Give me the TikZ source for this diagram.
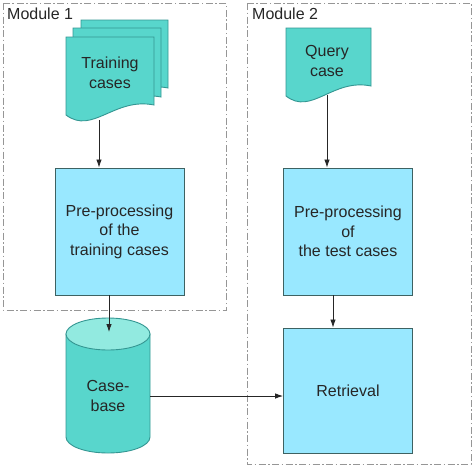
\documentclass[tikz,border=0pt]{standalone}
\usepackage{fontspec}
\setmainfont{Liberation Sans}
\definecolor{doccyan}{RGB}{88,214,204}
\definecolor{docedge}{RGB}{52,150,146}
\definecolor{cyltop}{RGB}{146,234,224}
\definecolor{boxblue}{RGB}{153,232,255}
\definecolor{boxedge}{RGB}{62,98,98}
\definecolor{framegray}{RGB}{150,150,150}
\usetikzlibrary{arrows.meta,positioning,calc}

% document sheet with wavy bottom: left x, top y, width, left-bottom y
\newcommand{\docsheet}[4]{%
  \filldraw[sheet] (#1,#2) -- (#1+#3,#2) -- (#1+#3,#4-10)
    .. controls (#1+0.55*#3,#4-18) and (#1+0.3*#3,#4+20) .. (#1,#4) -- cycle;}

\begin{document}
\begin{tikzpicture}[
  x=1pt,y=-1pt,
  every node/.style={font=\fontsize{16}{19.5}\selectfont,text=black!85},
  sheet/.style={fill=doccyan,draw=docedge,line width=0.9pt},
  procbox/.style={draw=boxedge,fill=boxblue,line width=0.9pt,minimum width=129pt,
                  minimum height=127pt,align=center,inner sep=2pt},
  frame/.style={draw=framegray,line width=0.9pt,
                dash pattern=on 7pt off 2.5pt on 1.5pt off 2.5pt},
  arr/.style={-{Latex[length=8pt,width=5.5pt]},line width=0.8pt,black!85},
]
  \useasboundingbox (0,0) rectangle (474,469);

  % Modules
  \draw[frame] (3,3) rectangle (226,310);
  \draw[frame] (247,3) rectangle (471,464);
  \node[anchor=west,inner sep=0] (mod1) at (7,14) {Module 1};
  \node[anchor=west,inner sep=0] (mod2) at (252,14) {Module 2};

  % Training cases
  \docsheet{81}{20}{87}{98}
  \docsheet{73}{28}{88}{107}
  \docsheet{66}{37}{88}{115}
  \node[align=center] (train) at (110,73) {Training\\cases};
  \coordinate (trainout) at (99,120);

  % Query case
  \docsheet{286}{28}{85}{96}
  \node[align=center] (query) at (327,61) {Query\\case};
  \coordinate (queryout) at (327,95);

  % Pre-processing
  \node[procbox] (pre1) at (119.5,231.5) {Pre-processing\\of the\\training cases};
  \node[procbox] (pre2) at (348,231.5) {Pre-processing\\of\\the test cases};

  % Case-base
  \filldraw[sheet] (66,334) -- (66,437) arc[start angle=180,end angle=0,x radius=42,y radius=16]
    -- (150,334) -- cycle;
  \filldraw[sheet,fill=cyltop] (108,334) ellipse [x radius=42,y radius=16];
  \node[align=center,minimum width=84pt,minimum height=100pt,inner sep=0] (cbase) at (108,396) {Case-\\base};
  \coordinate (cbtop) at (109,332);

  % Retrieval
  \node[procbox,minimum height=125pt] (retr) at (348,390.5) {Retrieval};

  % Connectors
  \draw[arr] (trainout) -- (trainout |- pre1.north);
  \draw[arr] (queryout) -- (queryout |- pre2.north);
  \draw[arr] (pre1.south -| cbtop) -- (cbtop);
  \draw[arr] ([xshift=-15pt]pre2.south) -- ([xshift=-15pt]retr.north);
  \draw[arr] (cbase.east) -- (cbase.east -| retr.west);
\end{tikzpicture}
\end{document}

**Your instructions**
Quote the data exactly, leaving every image out of the copy.

**Worked solution**
Give me the TikZ source for this diagram.
\documentclass[tikz,border=0pt]{standalone}
\usepackage{fontspec}
\setmainfont{Liberation Sans}
\definecolor{doccyan}{RGB}{88,214,204}
\definecolor{docedge}{RGB}{52,150,146}
\definecolor{cyltop}{RGB}{146,234,224}
\definecolor{boxblue}{RGB}{153,232,255}
\definecolor{boxedge}{RGB}{62,98,98}
\definecolor{framegray}{RGB}{150,150,150}
\usetikzlibrary{arrows.meta,positioning,calc}

% document sheet with wavy bottom: left x, top y, width, left-bottom y
\newcommand{\docsheet}[4]{%
  \filldraw[sheet] (#1,#2) -- (#1+#3,#2) -- (#1+#3,#4-10)
    .. controls (#1+0.55*#3,#4-18) and (#1+0.3*#3,#4+20) .. (#1,#4) -- cycle;}

\begin{document}
\begin{tikzpicture}[
  x=1pt,y=-1pt,
  every node/.style={font=\fontsize{16}{19.5}\selectfont,text=black!85},
  sheet/.style={fill=doccyan,draw=docedge,line width=0.9pt},
  procbox/.style={draw=boxedge,fill=boxblue,line width=0.9pt,minimum width=129pt,
                  minimum height=127pt,align=center,inner sep=2pt},
  frame/.style={draw=framegray,line width=0.9pt,
                dash pattern=on 7pt off 2.5pt on 1.5pt off 2.5pt},
  arr/.style={-{Latex[length=8pt,width=5.5pt]},line width=0.8pt,black!85},
]
  \useasboundingbox (0,0) rectangle (474,469);

  % Modules
  \draw[frame] (3,3) rectangle (226,310);
  \draw[frame] (247,3) rectangle (471,464);
  \node[anchor=west,inner sep=0] (mod1) at (7,14) {Module 1};
  \node[anchor=west,inner sep=0] (mod2) at (252,14) {Module 2};

  % Training cases
  \docsheet{81}{20}{87}{98}
  \docsheet{73}{28}{88}{107}
  \docsheet{66}{37}{88}{115}
  \node[align=center] (train) at (110,73) {Training\\cases};
  \coordinate (trainout) at (99,120);

  % Query case
  \docsheet{286}{28}{85}{96}
  \node[align=center] (query) at (327,61) {Query\\case};
  \coordinate (queryout) at (327,95);

  % Pre-processing
  \node[procbox] (pre1) at (119.5,231.5) {Pre-processing\\of the\\training cases};
  \node[procbox] (pre2) at (348,231.5) {Pre-processing\\of\\the test cases};

  % Case-base
  \filldraw[sheet] (66,334) -- (66,437) arc[start angle=180,end angle=0,x radius=42,y radius=16]
    -- (150,334) -- cycle;
  \filldraw[sheet,fill=cyltop] (108,334) ellipse [x radius=42,y radius=16];
  \node[align=center,minimum width=84pt,minimum height=100pt,inner sep=0] (cbase) at (108,396) {Case-\\base};
  \coordinate (cbtop) at (109,332);

  % Retrieval
  \node[procbox,minimum height=125pt] (retr) at (348,390.5) {Retrieval};

  % Connectors
  \draw[arr] (trainout) -- (trainout |- pre1.north);
  \draw[arr] (queryout) -- (queryout |- pre2.north);
  \draw[arr] (pre1.south -| cbtop) -- (cbtop);
  \draw[arr] ([xshift=-15pt]pre2.south) -- ([xshift=-15pt]retr.north);
  \draw[arr] (cbase.east) -- (cbase.east -| retr.west);
\end{tikzpicture}
\end{document}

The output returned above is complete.